» STATED PROBLEM: Write out the material again word for word, dropping any images it holds.

***** DATA EXTRACT

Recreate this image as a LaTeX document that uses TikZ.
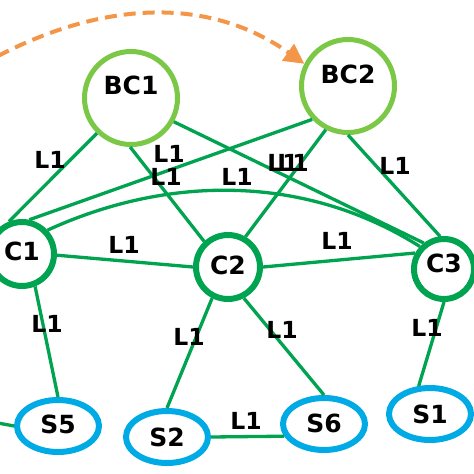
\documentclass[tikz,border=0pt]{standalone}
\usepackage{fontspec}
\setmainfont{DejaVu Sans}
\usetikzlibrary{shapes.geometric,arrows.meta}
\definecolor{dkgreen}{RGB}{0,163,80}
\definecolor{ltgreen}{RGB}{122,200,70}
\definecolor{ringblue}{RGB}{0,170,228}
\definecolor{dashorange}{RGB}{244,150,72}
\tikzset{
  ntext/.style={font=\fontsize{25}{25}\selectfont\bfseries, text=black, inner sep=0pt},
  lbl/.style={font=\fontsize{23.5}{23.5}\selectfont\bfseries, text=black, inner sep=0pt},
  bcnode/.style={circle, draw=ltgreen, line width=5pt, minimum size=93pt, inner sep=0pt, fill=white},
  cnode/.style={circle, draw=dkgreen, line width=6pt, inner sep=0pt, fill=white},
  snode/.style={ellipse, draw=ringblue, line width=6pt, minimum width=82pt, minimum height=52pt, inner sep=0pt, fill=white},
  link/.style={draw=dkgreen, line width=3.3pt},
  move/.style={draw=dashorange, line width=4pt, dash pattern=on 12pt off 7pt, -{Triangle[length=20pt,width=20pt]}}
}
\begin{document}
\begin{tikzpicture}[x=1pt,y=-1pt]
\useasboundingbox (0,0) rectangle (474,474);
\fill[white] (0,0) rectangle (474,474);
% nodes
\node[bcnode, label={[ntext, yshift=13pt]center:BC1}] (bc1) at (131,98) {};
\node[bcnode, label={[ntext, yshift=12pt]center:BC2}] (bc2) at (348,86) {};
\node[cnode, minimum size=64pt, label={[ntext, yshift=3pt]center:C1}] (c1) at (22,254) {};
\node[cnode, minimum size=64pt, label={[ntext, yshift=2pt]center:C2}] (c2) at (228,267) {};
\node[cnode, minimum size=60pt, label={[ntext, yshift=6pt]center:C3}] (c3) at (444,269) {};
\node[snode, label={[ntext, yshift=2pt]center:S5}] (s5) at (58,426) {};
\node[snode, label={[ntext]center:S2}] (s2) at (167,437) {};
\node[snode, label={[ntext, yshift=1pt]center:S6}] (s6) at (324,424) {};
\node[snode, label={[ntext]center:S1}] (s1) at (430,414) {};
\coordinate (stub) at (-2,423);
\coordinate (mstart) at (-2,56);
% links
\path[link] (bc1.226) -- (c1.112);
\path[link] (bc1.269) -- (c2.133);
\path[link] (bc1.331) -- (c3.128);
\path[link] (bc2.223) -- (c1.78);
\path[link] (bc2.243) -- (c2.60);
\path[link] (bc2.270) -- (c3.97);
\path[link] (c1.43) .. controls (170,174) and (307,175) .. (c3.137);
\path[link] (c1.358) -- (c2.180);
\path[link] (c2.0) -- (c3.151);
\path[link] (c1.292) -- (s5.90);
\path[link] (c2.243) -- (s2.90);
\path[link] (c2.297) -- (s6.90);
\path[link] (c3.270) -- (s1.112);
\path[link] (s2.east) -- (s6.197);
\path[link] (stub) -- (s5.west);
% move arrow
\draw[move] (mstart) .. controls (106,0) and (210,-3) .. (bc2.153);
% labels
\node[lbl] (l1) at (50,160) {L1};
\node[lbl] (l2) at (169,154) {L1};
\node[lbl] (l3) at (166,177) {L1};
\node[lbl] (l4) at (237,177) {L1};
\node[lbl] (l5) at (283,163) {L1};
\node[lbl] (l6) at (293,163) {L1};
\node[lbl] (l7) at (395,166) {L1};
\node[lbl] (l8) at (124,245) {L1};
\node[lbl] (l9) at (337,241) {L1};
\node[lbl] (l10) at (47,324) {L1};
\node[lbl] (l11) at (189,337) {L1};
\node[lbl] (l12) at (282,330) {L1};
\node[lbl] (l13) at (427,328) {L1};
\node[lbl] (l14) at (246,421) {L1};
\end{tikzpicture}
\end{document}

**********

» COMPLETE RESPONSE:
Recreate this image as a LaTeX document that uses TikZ.
\documentclass[tikz,border=0pt]{standalone}
\usepackage{fontspec}
\setmainfont{DejaVu Sans}
\usetikzlibrary{shapes.geometric,arrows.meta}
\definecolor{dkgreen}{RGB}{0,163,80}
\definecolor{ltgreen}{RGB}{122,200,70}
\definecolor{ringblue}{RGB}{0,170,228}
\definecolor{dashorange}{RGB}{244,150,72}
\tikzset{
  ntext/.style={font=\fontsize{25}{25}\selectfont\bfseries, text=black, inner sep=0pt},
  lbl/.style={font=\fontsize{23.5}{23.5}\selectfont\bfseries, text=black, inner sep=0pt},
  bcnode/.style={circle, draw=ltgreen, line width=5pt, minimum size=93pt, inner sep=0pt, fill=white},
  cnode/.style={circle, draw=dkgreen, line width=6pt, inner sep=0pt, fill=white},
  snode/.style={ellipse, draw=ringblue, line width=6pt, minimum width=82pt, minimum height=52pt, inner sep=0pt, fill=white},
  link/.style={draw=dkgreen, line width=3.3pt},
  move/.style={draw=dashorange, line width=4pt, dash pattern=on 12pt off 7pt, -{Triangle[length=20pt,width=20pt]}}
}
\begin{document}
\begin{tikzpicture}[x=1pt,y=-1pt]
\useasboundingbox (0,0) rectangle (474,474);
\fill[white] (0,0) rectangle (474,474);
% nodes
\node[bcnode, label={[ntext, yshift=13pt]center:BC1}] (bc1) at (131,98) {};
\node[bcnode, label={[ntext, yshift=12pt]center:BC2}] (bc2) at (348,86) {};
\node[cnode, minimum size=64pt, label={[ntext, yshift=3pt]center:C1}] (c1) at (22,254) {};
\node[cnode, minimum size=64pt, label={[ntext, yshift=2pt]center:C2}] (c2) at (228,267) {};
\node[cnode, minimum size=60pt, label={[ntext, yshift=6pt]center:C3}] (c3) at (444,269) {};
\node[snode, label={[ntext, yshift=2pt]center:S5}] (s5) at (58,426) {};
\node[snode, label={[ntext]center:S2}] (s2) at (167,437) {};
\node[snode, label={[ntext, yshift=1pt]center:S6}] (s6) at (324,424) {};
\node[snode, label={[ntext]center:S1}] (s1) at (430,414) {};
\coordinate (stub) at (-2,423);
\coordinate (mstart) at (-2,56);
% links
\path[link] (bc1.226) -- (c1.112);
\path[link] (bc1.269) -- (c2.133);
\path[link] (bc1.331) -- (c3.128);
\path[link] (bc2.223) -- (c1.78);
\path[link] (bc2.243) -- (c2.60);
\path[link] (bc2.270) -- (c3.97);
\path[link] (c1.43) .. controls (170,174) and (307,175) .. (c3.137);
\path[link] (c1.358) -- (c2.180);
\path[link] (c2.0) -- (c3.151);
\path[link] (c1.292) -- (s5.90);
\path[link] (c2.243) -- (s2.90);
\path[link] (c2.297) -- (s6.90);
\path[link] (c3.270) -- (s1.112);
\path[link] (s2.east) -- (s6.197);
\path[link] (stub) -- (s5.west);
% move arrow
\draw[move] (mstart) .. controls (106,0) and (210,-3) .. (bc2.153);
% labels
\node[lbl] (l1) at (50,160) {L1};
\node[lbl] (l2) at (169,154) {L1};
\node[lbl] (l3) at (166,177) {L1};
\node[lbl] (l4) at (237,177) {L1};
\node[lbl] (l5) at (283,163) {L1};
\node[lbl] (l6) at (293,163) {L1};
\node[lbl] (l7) at (395,166) {L1};
\node[lbl] (l8) at (124,245) {L1};
\node[lbl] (l9) at (337,241) {L1};
\node[lbl] (l10) at (47,324) {L1};
\node[lbl] (l11) at (189,337) {L1};
\node[lbl] (l12) at (282,330) {L1};
\node[lbl] (l13) at (427,328) {L1};
\node[lbl] (l14) at (246,421) {L1};
\end{tikzpicture}
\end{document}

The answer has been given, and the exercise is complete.